**Data for the task**
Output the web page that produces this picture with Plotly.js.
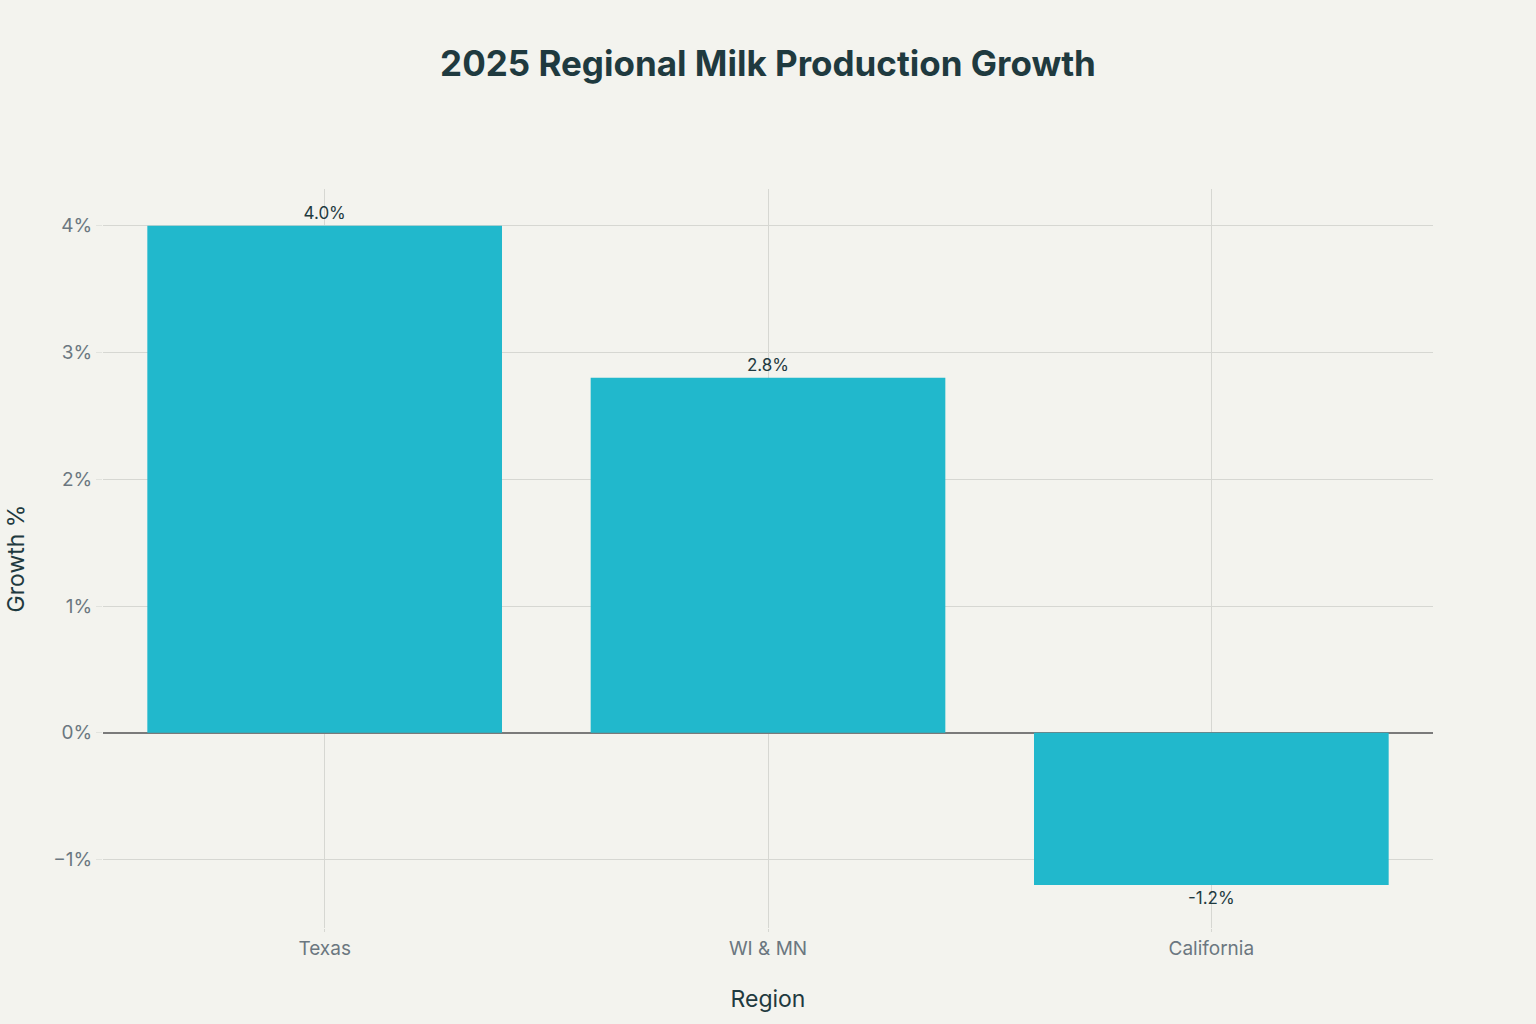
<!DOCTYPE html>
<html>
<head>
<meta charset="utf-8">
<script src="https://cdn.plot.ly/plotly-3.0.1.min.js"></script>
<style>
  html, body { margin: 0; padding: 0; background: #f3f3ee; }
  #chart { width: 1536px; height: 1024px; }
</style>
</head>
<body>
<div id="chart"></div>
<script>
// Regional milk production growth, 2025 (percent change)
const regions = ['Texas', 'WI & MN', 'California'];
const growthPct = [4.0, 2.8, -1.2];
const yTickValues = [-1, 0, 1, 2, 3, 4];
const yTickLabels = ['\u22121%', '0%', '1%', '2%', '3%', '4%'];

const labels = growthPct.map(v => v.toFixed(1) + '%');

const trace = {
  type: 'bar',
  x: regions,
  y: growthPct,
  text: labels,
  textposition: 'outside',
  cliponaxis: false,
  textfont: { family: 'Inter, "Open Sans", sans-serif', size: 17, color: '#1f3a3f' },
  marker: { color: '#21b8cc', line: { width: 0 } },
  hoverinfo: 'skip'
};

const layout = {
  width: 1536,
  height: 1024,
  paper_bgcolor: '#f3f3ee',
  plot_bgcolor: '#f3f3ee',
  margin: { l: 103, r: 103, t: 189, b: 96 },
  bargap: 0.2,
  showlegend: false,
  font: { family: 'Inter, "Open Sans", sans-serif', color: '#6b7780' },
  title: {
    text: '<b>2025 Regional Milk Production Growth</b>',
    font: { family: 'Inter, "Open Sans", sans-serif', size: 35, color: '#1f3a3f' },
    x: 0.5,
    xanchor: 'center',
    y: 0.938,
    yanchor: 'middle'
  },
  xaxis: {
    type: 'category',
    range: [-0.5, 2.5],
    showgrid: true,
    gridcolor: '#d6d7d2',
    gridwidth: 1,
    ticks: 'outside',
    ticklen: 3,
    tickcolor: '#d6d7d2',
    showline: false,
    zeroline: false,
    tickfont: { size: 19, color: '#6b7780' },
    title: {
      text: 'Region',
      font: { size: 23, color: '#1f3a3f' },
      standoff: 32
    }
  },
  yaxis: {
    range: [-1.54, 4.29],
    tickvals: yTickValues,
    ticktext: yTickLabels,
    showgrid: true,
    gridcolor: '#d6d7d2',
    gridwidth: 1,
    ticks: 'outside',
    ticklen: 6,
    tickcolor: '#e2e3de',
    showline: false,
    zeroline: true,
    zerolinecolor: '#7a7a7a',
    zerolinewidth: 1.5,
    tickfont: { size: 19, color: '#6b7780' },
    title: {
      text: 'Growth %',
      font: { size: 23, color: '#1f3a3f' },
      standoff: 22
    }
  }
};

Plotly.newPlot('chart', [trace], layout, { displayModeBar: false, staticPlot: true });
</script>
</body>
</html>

==

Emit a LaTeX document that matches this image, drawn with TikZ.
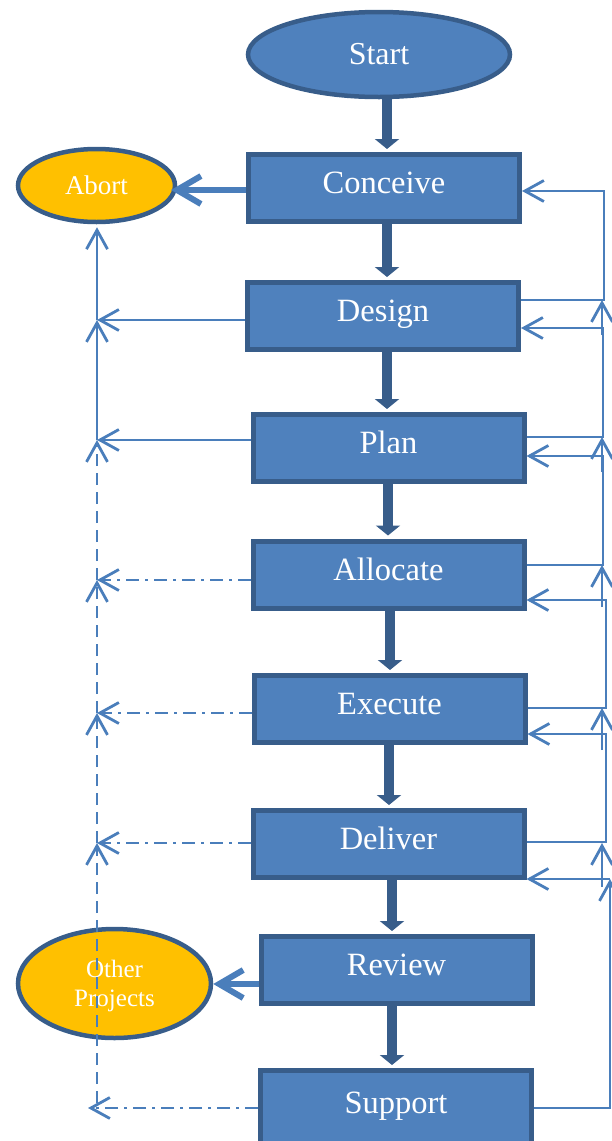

**What this task involves**
Copy the part that starts at the line with "Output the web" and finishes at the line with "const yTickLabels = ['\u22121%', '0%', '1%', '2%', '3%', '4%'];", both included, and nothing more. Pictures are left out.

**Task output**
Output the web page that produces this picture with Plotly.js.
<!DOCTYPE html>
<html>
<head>
<meta charset="utf-8">
<script src="https://cdn.plot.ly/plotly-3.0.1.min.js"></script>
<style>
  html, body { margin: 0; padding: 0; background: #f3f3ee; }
  #chart { width: 1536px; height: 1024px; }
</style>
</head>
<body>
<div id="chart"></div>
<script>
// Regional milk production growth, 2025 (percent change)
const regions = ['Texas', 'WI & MN', 'California'];
const growthPct = [4.0, 2.8, -1.2];
const yTickValues = [-1, 0, 1, 2, 3, 4];
const yTickLabels = ['\u22121%', '0%', '1%', '2%', '3%', '4%'];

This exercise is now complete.